23 August 2010
4,000-year-old skeleton to be re-interred in Scotland
A 4,000-year-old skeleton, known as the Queen of the Inch, is to be re-interred in the tiny island of Inchmarnock, at the northern end of the Sound of Bute on the west coast of Scotland.
The grave was found by a farmer in the 1950s as he ploughed a field- Preserved in an ancient cist, the remains included a necklace and dagger. Despite being examined by archaeologists and reburied in the 1960s, the skeleton was recently exhumed again and studied using modern research techniques. Scientists have since been able to determine that the woman lived on Inchmarnock and came from the Clyde Estuary and that she did not eat seafood, despite the fact she lived on an island.

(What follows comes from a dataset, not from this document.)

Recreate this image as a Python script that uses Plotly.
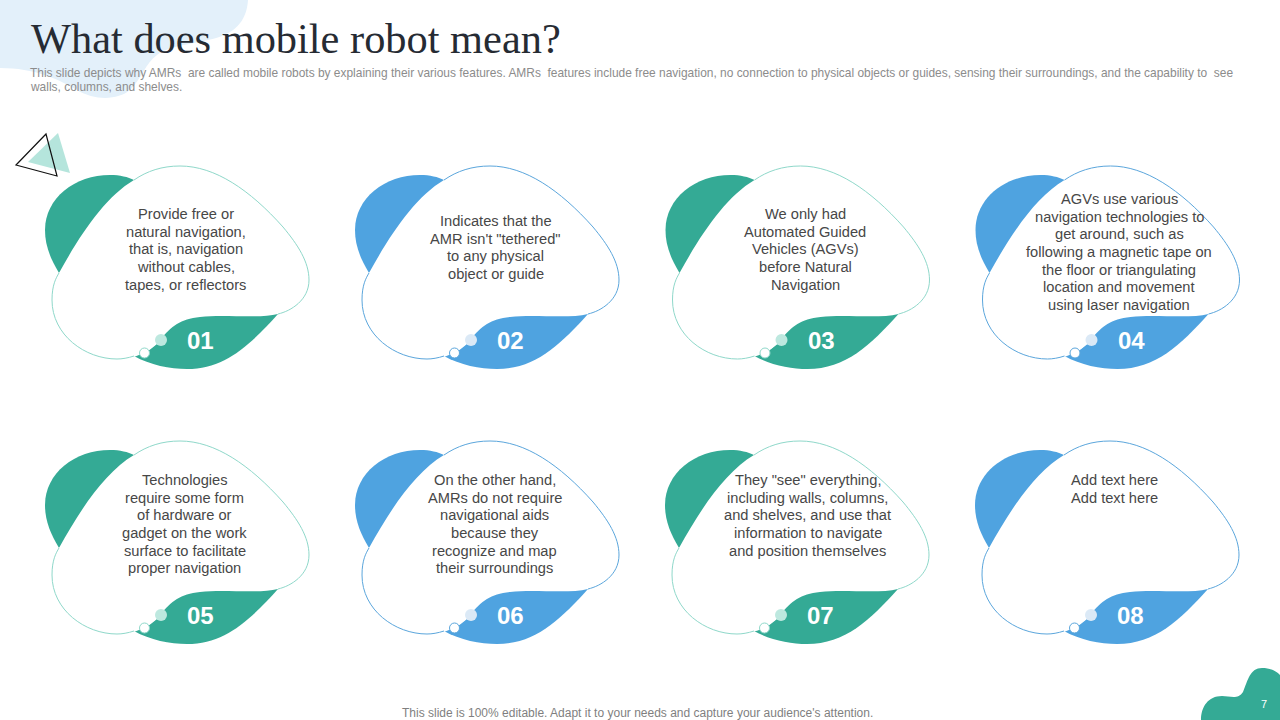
import plotly.graph_objects as go

TEAL = "#34aa95"
BLUE = "#4fa3e0"
TEAL_LINE = "#8fd8ca"
BLUE_LINE = "#5ba6dc"
TEAL_DOT = "#bde8df"
BLUE_DOT = "#dbe9f6"
TEXT = "#474747"

# card content
numbers = ["01", "02", "03", "04", "05", "06", "07", "08"]
card_dx = [0, 310, 620.5, 930.5, 0, 310, 620, 930]
card_dy = [0, 0, 0, 0, 275, 275, 275, 275]
palette = ["teal", "blue", "teal", "blue", "teal", "blue", "teal", "blue"]
text_x = [185.5, 495.5, 805, 1119, 184.5, 494.5, 807.5, 1114]
first_y = [214, 221, 214, 199, 480, 480, 480, 480]
card_lines = [
    ["Provide free or", "natural navigation,", "that is, navigation", "without cables,", "tapes, or reflectors"],
    ["Indicates that the", "AMR isn't \"tethered\"", "to any physical", "object or guide"],
    ["We only had", "Automated Guided", "Vehicles (AGVs)", "before Natural", "Navigation"],
    ["AGVs use various", "navigation technologies to", "get around, such as", "following a magnetic tape on",
     "the floor or triangulating", "location and movement", "using laser navigation"],
    ["Technologies", "require some form", "of hardware or", "gadget on the work", "surface to facilitate", "proper navigation"],
    ["On the other hand,", "AMRs do not require", "navigational aids", "because they", "recognize and map", "their surroundings"],
    ["They \"see\" everything,", "including walls, columns,", "and shelves, and use that",
     "information to navigate", "and position themselves"],
    ["Add text here", "Add text here"],
]
LINE_GAP = 17.65

title = "What does mobile robot mean?"
subtitle = [
    "This slide depicts why AMRs  are called mobile robots by explaining their various features. AMRs  features include free navigation, no connection to physical objects or guides, sensing their surroundings, and the capability to  see",
    "walls, columns, and shelves.",
]
footer = "This slide is 100% editable. Adapt it to your needs and capture your audience's attention."
page_no = "7"


def move(path, dx, dy):
    # path is a list of (command, x, y, x, y...) pieces for the first card
    out = []
    for piece in path:
        cmd, vals = piece[0], piece[1:]
        moved = [v + (dx if i % 2 == 0 else dy) for i, v in enumerate(vals)]
        out.append(cmd + " " + " ".join(f"{v:.1f}" for v in moved))
    return " ".join(out)


# blob outlines for card 01, moved for the others
left_lobe = [("M", 59, 273), ("C", 50, 258, 45, 245, 45, 230), ("C", 45, 198, 75, 175, 110, 175),
             ("C", 120, 175, 128, 177, 134, 180), ("L", 120, 230), ("Z",)]
bottom_lobe = [("M", 134, 356), ("C", 150, 365, 170, 369, 187, 369), ("C", 225, 369, 250, 345, 278, 314),
               ("L", 200, 300), ("L", 150, 320), ("Z",)]
white_blob = [("M", 134, 180), ("C", 147, 171, 162, 166, 180, 166), ("C", 215, 166, 250, 190, 283, 227),
              ("C", 298, 245, 309, 262, 309, 280), ("C", 309, 300, 291, 311, 278, 314),
              ("C", 258, 319, 225, 314, 200, 317), ("C", 180, 319, 172, 326, 160, 340),
              ("C", 150, 352, 135, 359, 117, 359), ("C", 85, 359, 52, 335, 52, 300),
              ("C", 52, 285, 56, 278, 59, 273), ("C", 80, 235, 105, 197, 134, 180), ("Z",)]
edge_upper = [("M", 134, 180), ("C", 147, 171, 162, 166, 180, 166), ("C", 215, 166, 250, 190, 283, 227),
              ("C", 298, 245, 309, 262, 309, 280), ("C", 309, 300, 291, 311, 278, 314)]
edge_lower = [("M", 134, 356), ("C", 128, 358, 122, 359, 117, 359), ("C", 85, 359, 52, 335, 52, 300),
              ("C", 52, 285, 56, 278, 59, 273)]

shapes = [
    # top left wash
    dict(type="path", path="M 0 0 L 248 0 C 247 16 240 29 222 36 C 200 44 172 44 157 55 C 145 64 142 78 130 90 C 118 100 95 101 77 90 C 58 79 35 68 0 68 Z",
         fillcolor="#e3f0fa", line_width=0, layer="below"),
    # corner blob
    dict(type="path", path="M 1201 720 C 1201 707 1208 696 1222 696 C 1230 696 1238 700 1243 692 C 1248 680 1250 668 1262 668 C 1270 668 1276 671 1280 675 L 1280 720 Z",
         fillcolor=TEAL, line_width=0, layer="below"),
    # triangles
    dict(type="path", path="M 58 133 L 28 162 L 70 173 Z", fillcolor="#b5e5dc", line_width=0, layer="below"),
    dict(type="path", path="M 46 134 L 16 165 L 57 176 Z", fillcolor="rgba(0,0,0,0)", line=dict(color="#111111", width=1.2), layer="below"),
]

for dx, dy, kind in zip(card_dx, card_dy, palette):
    fill = TEAL if kind == "teal" else BLUE
    edge = TEAL_LINE if kind == "teal" else BLUE_LINE
    for part in (left_lobe, bottom_lobe):
        shapes.append(dict(type="path", path=move(part, dx, dy), fillcolor=fill, line_width=0, layer="below"))
    shapes.append(dict(type="path", path=move(white_blob, dx, dy), fillcolor="white", line_width=0, layer="below"))
    for part in (edge_upper, edge_lower):
        shapes.append(dict(type="path", path=move(part, dx, dy), line=dict(color=edge, width=1), layer="below"))

fig = go.Figure()

# little connector with two dots on each card
for dx, dy, kind in zip(card_dx, card_dy, palette):
    fig.add_trace(go.Scatter(
        x=[144.5 + dx, 161 + dx], y=[353 + dy, 340 + dy], mode="lines",
        line=dict(color="white", width=1.5), hoverinfo="skip", showlegend=False))
    fig.add_trace(go.Scatter(
        x=[161 + dx], y=[340 + dy], mode="markers",
        marker=dict(size=12, color=TEAL_DOT if kind == "teal" else BLUE_DOT), hoverinfo="skip", showlegend=False))
    fig.add_trace(go.Scatter(
        x=[144.5 + dx], y=[353 + dy], mode="markers",
        marker=dict(size=10, color="white", line=dict(color=TEAL_LINE if kind == "teal" else BLUE_LINE, width=1)),
        hoverinfo="skip", showlegend=False))


def note(x, y, text, size, color, family="Liberation Sans", anchor="center", bold=False):
    fig.add_annotation(x=x, y=y, text=f"<b>{text}</b>" if bold else text, showarrow=False, xanchor=anchor,
                       yanchor="middle", font=dict(size=size, color=color, family=family))


note(29, 38, title, 42.4, "#262b33", family="Liberation Serif", anchor="left")
note(28, 73, subtitle[0], 11.94, "#8c8c8c", anchor="left")
note(28, 87, subtitle[1], 11.94, "#8c8c8c", anchor="left")
note(637.5, 713, footer, 12, "#7f7f7f")
note(1264, 704, page_no, 11, "white")

for i, lines in enumerate(card_lines):
    for j, line in enumerate(lines):
        note(text_x[i], first_y[i] + j * LINE_GAP, line, 14.67, TEXT)
    note(200.5 + card_dx[i], 340 + card_dy[i], numbers[i], 24, "white", bold=True)

fig.update_layout(
    width=1280, height=720, margin=dict(l=0, r=0, t=0, b=0),
    paper_bgcolor="white", plot_bgcolor="white", showlegend=False, shapes=shapes,
    xaxis=dict(range=[0, 1280], visible=False, fixedrange=True),
    yaxis=dict(range=[720, 0], visible=False, fixedrange=True),
)

# page margin would push the figure off by 8px
fig.write_html("out.html", config={"displayModeBar": False}, post_script="document.body.style.margin='0';")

"She must have been a queen or chieftain or something very important in her own right. There were plenty of people who lived on the island but very very few were given cist burials and with something as spectacular as the necklace, which obviously she was allowed to keep. It was buried with her. It didn't pass on to anyone else," Anne Spiers, curator of archaeology at Bute Museum, said.
The reconstruction of the queen's head and the necklace, which was found to be made of Whitby jet, are now on show at Bute Museum. The current owner of Inchmarnock Island, Lord Smith of Kelvin, said it was now time for the remains to be reburied. He said: "It right that she goes back. When you speak with the researchers and scientists, obviously they wanted her for a period of time. But I was always clear that once they had actually looked at her properly, because we all need to understand what her forebears were like and what they did and so on, she had to go back."